I think sometimes that growing up in a traditional religion where life is rhythmic and religion is equated with family tradition would make it easier to stay even without belief. After all, you don’t have to believe in Yahweh to light the menorah and remember your ancestors battles with the Romans. You don’t have to believe in Jesus’ death to observe Lent, with its weekly fasts and focus on introspection. I don’t know if I would stay and continue to practice the traditions if I had grown up in a situation like this, I’m simply saying that I can understand why people would be drawn to do so, especially in religions that focus on tradition and practice rather than belief and mental assent.
I grew up in a religion devoid of tradition or ritual. We didn’t celebrate Advent or Pentecost. We didn’t celebrate feast days. We didn’t light candles. The sum total of what we did was this: Weekly church, weekly Bible study, weekly Bible club, daily Bible reading, prayer before meals and prayer before bed. Church consisted of singing songs, announcements, one last song during which the offering was taken, and then a sermon. Every few months we took communion, which was a close as you could come to a ritual, but even that was simply accompanied by a reading of the Gospel passage where communion was instituted.

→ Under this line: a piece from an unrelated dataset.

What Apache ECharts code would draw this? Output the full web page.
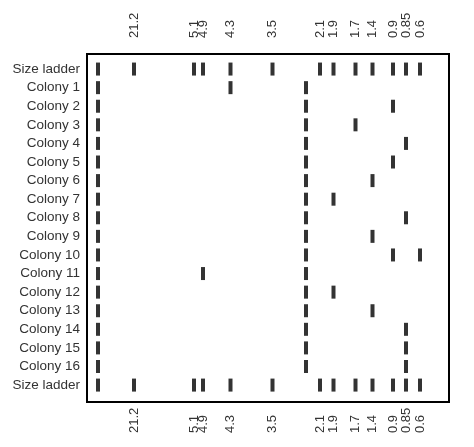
<!DOCTYPE html>
<html>
<head>
<meta charset="utf-8">
<script src="https://cdn.jsdelivr.net/npm/echarts@6/dist/echarts.min.js"></script>
<style>html,body{margin:0;padding:0;background:#fff}#c{width:474px;height:447px}</style>
</head>
<body>
<div id="c"></div>
<script>
// Lane names (top to bottom)
const rowNames = ['Size ladder','Colony 1','Colony 2','Colony 3','Colony 4','Colony 5','Colony 6','Colony 7','Colony 8','Colony 9','Colony 10','Colony 11','Colony 12','Colony 13','Colony 14','Colony 15','Colony 16','Size ladder'];
// Ladder fragment sizes (kb) and their migration positions
const ladderSizes = ['21.2','5.1','4.9','4.3','3.5','2.1','1.9','1.7','1.4','0.9','0.85','0.6'];
const ladderPos = [47, 107, 116, 143.5, 185.5, 233, 246.5, 268.5, 285.5, 306, 319, 333];
// Well band (all lanes) and band shared by all colonies
const wellPos = 11;
const commonPos = 219;
// Colony-specific bands, by ladder size
const colonyBands = [
  ['4.3'], ['0.9'], ['1.7'], ['0.85'], ['0.9'], ['1.4'], ['1.9'], ['0.85'],
  ['1.4'], ['0.9','0.6'], ['4.9'], ['1.9'], ['1.4'], ['0.85'], ['0.85'], ['0.85']
];
const xMin = 0, xMax = 362;

const posOf = s => ladderPos[ladderSizes.indexOf(s)];
const bands = [];
[0, rowNames.length - 1].forEach(r => {
  bands.push([wellPos, r]);
  ladderPos.forEach(p => bands.push([p, r]));
});
colonyBands.forEach((list, i) => {
  const r = i + 1;
  bands.push([wellPos, r]);
  bands.push([commonPos, r]);
  list.forEach(s => bands.push([posOf(s), r]));
});

const font = 'Liberation Sans, Arial, sans-serif';
const xLabel = (margin, rot, align) => ({
  show: true, rotate: rot, margin: margin, fontSize: 13, color: '#333', fontFamily: font,
  customValues: ladderPos, hideOverlap: false, align: align, verticalAlign: 'middle',
  formatter: v => { const i = ladderPos.indexOf(v); return i >= 0 ? ladderSizes[i] : ''; }
});

const chart = echarts.init(document.getElementById('c'), null, {renderer: 'canvas'});
chart.setOption({
  animation: false,
  backgroundColor: '#fff',
  grid: {left: 87, right: 25, top: 54, bottom: 45, show: true, borderColor: '#000', borderWidth: 2, backgroundColor: 'transparent', containLabel: false},
  xAxis: [
    {type: 'value', position: 'bottom', min: xMin, max: xMax,
     axisLine: {show: false}, axisTick: {show: false}, splitLine: {show: false},
     axisLabel: xLabel(31, 90, 'left')},
    {type: 'value', position: 'top', min: xMin, max: xMax,
     axisLine: {show: false}, axisTick: {show: false}, splitLine: {show: false},
     axisLabel: xLabel(16, -90, 'left')}
  ],
  yAxis: {
    type: 'value', inverse: true, min: -0.81, max: 17.91,
    axisLine: {show: false}, axisTick: {show: false}, splitLine: {show: false},
    axisLabel: {show: true, margin: 7, fontSize: 13.5, color: '#333', fontFamily: font,
      customValues: rowNames.map((_, i) => i), hideOverlap: false,
      formatter: v => rowNames[v] !== undefined ? rowNames[v] : ''}
  },
  series: [{
    type: 'scatter', xAxisIndex: 0, symbol: 'rect', symbolSize: [4, 13],
    itemStyle: {color: '#000'}, data: bands, silent: true
  }]
});
</script>
</body>
</html>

If you grow up in a religion where all that matters is correct belief, and then you cease to hold those beliefs, you don’t have the option of staying for the tradition or the community. It’s believe or leave. In contrast, if you grow up in a traditional religion, what matters is if you continue to practice the traditions and rituals. If you do, you’re good; if you don’t, well, I guess it’s participate or leave.
It’s easy to see, then, why I had to leave the fundamentalist evangelicalism of my youth. Why, though, did I leave my newly adopted Catholicism? Partly I think I left because the privileging of belief had been so bred into me as a child that I could never entirely set that apart, even as a Catholic. Partly I think I left because I moved away and no longer had the Catholic support system I had had before. But partly I think I haven’t left entirely. I no longer believe, but I still love the idea of life centered around a ritual calendar.
I’ve been thinking lately about the holidays. I’m going to write a series about how I approach the holidays as an atheist, though to be honest I’m still figuring that out. But honestly, I think it helps that the religion I grew up in was of the mind rather than of tradition. It means that I honestly didn’t grow up with many religious holiday traditions at all. Really. Sure, we kids knew that Christmas was about Jesus’ birth, we had a manger scene, we (usually) went to a Christmas eve service, but that was about it. For us, Christmas was always more about family and festivity, cookies and Christmas music, the feel of the season and the wrapping of presents, than about anything religious. I honestly think this was a consequence of religion being centered on belief rather than practice, and I know that will make shaping our own holidays easier.